[Aim] Filter these entries so that only lines with the word "this" remain.

[Entries with chart source code]
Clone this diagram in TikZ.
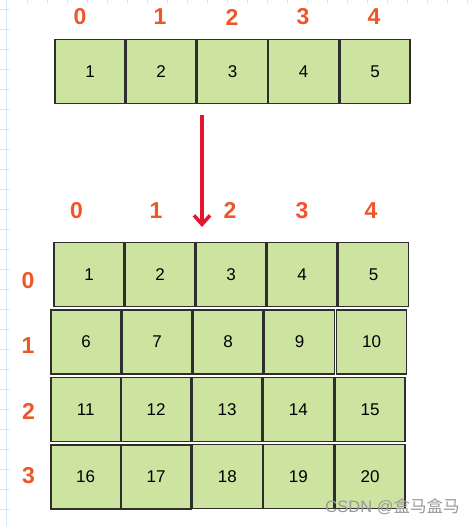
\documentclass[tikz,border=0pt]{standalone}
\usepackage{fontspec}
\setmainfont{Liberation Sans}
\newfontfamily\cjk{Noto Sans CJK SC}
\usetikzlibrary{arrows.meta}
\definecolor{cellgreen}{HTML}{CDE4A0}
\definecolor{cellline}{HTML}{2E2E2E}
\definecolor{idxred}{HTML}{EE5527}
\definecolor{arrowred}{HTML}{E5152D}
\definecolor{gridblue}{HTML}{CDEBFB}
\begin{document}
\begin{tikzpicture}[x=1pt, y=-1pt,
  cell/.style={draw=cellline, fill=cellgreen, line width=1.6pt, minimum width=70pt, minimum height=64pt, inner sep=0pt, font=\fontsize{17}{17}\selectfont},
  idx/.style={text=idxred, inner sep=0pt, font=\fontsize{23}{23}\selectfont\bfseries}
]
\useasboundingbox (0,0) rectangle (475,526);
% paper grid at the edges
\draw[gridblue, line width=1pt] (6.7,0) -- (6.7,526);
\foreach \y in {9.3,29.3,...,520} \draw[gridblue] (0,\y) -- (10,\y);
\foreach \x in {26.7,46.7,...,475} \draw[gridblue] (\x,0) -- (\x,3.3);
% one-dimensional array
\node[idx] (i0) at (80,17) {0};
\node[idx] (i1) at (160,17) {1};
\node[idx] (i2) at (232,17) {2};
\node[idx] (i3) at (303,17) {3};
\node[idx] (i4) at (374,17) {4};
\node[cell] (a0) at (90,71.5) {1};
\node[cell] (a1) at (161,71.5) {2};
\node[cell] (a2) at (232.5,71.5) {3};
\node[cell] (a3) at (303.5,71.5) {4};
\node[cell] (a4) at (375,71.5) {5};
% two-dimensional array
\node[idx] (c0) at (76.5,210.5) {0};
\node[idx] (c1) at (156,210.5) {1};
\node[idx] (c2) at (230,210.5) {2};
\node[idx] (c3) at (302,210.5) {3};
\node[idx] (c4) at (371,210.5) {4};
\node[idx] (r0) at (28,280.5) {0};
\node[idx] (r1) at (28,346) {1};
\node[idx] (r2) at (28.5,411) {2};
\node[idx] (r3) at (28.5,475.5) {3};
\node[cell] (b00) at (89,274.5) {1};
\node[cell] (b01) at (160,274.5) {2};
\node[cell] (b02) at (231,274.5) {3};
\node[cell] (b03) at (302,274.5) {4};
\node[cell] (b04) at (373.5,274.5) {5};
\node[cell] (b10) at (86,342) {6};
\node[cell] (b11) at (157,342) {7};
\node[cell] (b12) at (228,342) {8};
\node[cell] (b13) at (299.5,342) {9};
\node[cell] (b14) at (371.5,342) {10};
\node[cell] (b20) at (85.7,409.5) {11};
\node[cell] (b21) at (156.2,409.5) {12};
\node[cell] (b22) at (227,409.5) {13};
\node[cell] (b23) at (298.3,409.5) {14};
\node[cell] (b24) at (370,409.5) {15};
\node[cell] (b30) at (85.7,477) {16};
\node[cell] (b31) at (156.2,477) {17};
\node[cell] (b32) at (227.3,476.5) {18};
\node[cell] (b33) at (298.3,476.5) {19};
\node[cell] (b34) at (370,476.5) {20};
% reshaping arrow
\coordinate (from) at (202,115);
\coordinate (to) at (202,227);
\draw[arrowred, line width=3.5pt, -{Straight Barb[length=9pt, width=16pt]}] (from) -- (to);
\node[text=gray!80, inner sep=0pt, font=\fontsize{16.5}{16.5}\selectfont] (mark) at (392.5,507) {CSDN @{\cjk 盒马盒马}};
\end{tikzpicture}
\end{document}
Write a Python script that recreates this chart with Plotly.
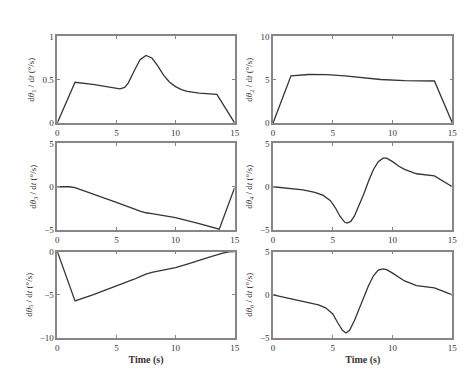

[Expected answer]
Clone this diagram in TikZ.
Write a Python script that recreates this chart with Plotly.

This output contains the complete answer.